Dataset downloads Dutch

Hi,

To start: thanks for the really great project !

Unfortunately the downloadable datasets don’t have an (visible) publication date.
At the moment I’m wondering how up to date the Dutch dataset is because the download page gives the following stats:
Size 382 MB
Validated Hr. Total 12
Overall Hr.

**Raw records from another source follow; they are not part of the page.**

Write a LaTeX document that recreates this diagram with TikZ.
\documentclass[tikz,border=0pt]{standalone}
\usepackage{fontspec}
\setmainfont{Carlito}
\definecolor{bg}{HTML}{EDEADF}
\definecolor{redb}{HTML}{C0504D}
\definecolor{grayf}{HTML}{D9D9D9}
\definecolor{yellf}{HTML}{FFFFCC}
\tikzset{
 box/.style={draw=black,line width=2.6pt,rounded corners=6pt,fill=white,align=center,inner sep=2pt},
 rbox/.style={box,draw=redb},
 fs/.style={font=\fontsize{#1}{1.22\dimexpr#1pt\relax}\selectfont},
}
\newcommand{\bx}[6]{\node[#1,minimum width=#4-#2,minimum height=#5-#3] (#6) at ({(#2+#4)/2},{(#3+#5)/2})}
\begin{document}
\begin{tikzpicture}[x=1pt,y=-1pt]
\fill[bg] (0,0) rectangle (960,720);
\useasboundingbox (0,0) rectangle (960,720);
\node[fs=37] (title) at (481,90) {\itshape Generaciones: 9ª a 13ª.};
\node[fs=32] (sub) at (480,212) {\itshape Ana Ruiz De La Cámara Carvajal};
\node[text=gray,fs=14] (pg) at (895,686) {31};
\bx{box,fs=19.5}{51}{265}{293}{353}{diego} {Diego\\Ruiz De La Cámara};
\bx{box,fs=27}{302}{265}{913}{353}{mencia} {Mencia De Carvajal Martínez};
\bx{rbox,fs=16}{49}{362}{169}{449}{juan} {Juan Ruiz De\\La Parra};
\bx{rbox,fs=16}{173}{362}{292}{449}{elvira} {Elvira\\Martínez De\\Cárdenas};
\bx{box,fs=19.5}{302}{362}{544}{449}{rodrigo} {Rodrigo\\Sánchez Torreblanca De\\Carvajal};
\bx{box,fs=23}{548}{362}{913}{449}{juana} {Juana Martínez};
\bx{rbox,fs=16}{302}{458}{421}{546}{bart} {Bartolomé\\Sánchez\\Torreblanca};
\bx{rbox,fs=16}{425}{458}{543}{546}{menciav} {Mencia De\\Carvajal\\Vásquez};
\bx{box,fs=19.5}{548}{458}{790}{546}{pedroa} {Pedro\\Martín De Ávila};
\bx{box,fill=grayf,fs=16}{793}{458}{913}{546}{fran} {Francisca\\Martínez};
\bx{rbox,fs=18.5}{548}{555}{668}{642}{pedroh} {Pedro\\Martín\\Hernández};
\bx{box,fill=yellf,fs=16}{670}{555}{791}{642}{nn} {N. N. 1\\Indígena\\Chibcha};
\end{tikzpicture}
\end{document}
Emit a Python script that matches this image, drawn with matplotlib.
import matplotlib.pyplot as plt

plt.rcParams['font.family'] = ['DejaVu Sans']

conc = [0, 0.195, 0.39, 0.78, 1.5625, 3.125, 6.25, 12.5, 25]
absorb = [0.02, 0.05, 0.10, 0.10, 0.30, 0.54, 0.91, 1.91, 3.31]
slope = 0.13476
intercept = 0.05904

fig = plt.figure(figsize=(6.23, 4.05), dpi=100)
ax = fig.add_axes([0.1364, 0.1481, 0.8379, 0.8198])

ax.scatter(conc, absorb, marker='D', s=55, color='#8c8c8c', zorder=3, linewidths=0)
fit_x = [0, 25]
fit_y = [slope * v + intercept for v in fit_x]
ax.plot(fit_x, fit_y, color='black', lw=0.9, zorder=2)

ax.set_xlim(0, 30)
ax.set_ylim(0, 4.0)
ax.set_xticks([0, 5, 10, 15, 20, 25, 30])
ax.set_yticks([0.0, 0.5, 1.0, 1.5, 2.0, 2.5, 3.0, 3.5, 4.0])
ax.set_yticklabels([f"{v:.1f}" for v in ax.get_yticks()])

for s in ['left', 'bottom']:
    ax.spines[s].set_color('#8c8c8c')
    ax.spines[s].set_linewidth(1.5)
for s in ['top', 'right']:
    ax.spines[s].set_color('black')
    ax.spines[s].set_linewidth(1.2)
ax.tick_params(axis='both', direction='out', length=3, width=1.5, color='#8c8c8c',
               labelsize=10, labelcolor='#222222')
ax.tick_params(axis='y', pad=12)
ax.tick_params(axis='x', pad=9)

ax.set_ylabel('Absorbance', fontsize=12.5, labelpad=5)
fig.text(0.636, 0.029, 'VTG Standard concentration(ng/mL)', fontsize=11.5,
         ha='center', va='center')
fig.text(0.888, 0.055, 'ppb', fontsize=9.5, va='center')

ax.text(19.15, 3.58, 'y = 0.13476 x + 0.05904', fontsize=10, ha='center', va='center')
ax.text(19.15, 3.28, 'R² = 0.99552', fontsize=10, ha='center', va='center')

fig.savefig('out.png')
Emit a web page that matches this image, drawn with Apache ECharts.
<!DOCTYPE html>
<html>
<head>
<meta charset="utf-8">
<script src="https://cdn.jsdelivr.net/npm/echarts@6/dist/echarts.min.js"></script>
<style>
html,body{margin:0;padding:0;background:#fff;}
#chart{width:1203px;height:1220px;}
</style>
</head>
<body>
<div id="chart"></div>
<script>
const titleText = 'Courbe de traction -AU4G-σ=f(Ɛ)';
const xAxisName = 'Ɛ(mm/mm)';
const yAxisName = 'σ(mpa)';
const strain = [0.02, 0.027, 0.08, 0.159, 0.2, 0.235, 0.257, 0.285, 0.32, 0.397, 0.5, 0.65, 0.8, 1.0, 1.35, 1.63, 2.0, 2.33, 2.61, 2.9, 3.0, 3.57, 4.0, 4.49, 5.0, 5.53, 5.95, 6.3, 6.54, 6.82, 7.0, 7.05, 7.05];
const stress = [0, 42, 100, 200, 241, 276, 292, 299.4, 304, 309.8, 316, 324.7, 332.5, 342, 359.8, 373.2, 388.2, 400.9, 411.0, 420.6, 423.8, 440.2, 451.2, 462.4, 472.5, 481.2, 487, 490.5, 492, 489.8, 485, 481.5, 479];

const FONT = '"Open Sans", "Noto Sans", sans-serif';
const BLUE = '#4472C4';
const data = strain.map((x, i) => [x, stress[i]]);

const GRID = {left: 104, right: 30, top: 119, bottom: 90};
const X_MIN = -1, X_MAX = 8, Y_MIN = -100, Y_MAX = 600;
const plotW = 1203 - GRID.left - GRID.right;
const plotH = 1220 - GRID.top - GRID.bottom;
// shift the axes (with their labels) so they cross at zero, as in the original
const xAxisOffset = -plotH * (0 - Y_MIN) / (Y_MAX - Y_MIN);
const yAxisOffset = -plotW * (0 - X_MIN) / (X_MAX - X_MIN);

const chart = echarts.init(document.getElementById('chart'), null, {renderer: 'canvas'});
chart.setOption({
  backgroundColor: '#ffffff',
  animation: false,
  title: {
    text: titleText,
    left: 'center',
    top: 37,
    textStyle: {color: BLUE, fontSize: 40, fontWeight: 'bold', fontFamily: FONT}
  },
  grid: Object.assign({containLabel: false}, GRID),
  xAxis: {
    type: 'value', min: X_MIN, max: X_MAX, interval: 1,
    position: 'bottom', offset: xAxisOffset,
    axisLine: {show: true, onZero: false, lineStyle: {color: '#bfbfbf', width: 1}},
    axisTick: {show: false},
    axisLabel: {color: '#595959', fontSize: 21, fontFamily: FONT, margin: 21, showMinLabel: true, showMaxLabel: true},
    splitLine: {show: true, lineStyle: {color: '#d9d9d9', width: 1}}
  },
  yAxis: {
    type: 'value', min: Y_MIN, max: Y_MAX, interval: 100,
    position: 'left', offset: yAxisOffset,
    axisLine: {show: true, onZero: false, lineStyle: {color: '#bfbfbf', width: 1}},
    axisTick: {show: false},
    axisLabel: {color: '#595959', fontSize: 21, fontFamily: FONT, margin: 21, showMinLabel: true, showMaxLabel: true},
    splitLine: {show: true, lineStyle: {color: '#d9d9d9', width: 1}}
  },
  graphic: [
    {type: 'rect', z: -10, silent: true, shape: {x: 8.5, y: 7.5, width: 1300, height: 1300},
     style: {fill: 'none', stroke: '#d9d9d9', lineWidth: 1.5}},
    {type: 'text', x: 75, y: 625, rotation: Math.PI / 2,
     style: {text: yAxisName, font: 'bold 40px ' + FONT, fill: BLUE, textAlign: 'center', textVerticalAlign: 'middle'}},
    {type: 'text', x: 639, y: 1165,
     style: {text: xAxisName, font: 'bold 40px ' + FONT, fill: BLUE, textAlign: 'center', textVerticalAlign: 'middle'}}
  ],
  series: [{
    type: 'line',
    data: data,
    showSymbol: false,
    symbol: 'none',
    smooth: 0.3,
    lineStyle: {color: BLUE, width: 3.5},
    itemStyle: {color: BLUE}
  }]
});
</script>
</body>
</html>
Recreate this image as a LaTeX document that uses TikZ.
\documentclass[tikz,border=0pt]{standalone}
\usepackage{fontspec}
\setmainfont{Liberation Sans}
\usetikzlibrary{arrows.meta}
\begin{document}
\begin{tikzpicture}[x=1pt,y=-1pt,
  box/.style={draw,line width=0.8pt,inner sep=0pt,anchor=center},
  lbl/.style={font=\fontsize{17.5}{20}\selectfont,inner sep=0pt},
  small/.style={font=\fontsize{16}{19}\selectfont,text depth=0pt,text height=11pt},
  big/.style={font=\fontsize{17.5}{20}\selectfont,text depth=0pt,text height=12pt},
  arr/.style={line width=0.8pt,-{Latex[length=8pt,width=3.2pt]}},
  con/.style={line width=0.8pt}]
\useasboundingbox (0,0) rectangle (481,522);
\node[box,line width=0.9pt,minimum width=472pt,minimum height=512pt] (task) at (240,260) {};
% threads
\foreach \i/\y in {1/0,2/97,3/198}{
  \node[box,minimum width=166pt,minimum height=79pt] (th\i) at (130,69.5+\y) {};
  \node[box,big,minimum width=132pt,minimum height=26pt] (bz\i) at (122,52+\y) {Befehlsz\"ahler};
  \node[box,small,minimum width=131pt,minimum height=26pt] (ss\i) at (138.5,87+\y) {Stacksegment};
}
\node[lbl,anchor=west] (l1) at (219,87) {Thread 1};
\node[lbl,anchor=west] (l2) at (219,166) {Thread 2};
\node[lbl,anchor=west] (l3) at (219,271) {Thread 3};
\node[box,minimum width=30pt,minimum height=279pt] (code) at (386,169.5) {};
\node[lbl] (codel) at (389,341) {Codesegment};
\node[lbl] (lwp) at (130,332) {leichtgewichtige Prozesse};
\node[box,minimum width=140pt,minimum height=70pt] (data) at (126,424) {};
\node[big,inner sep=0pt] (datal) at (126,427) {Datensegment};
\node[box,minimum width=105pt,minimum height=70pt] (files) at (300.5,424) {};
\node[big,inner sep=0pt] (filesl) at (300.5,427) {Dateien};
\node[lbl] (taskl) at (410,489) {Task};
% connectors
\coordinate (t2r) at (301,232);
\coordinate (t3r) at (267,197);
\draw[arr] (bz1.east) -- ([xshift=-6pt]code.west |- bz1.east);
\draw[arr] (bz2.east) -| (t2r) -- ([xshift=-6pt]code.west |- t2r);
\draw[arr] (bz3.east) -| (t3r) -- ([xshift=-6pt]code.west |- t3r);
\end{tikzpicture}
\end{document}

Total 13
Number of Voices 373

However, when I download this dataset i only end up with 366MB.

Apart from that the graph on https://voice.mozilla.org/en shows:
Dutch
Hours Recorded 23h
Hours Validated 18h

So that is a significant difference (1/3 new validated speech !).

So I’m wondering:

  • if the current link for downloadable dataset is actually correct (since there is a size difference 382mb versus 366mb)
  • when the downloadable dataset will be updated (is there a regular interval ?
  • if it would be wise to add a publication date to the dataset stats.

Regards,

Sander

Hi and welcome to the Common Voice community!

See this message for clarification

For the other two, I’m pinging other team members to check, thanks for reporting.

Cheers.

Thanks for the pointer !
It thought it would be an easy feat, but it clearly is not.
I do still have some questions after reading that entry:

  • Are the datasets for all languages revisited at the same time, or independent ?
  • Is there a way to help for the Dutch one ?

We haven’t agreed on a plan yet. I’ll be working on a proposal to deliver to the team so we can have sooner dataset releases based on what’s more helpful for the community. I’ll open a topic about it soon.

1 Like

Today we have released a new version of the dataset and keep improving the automation of the process.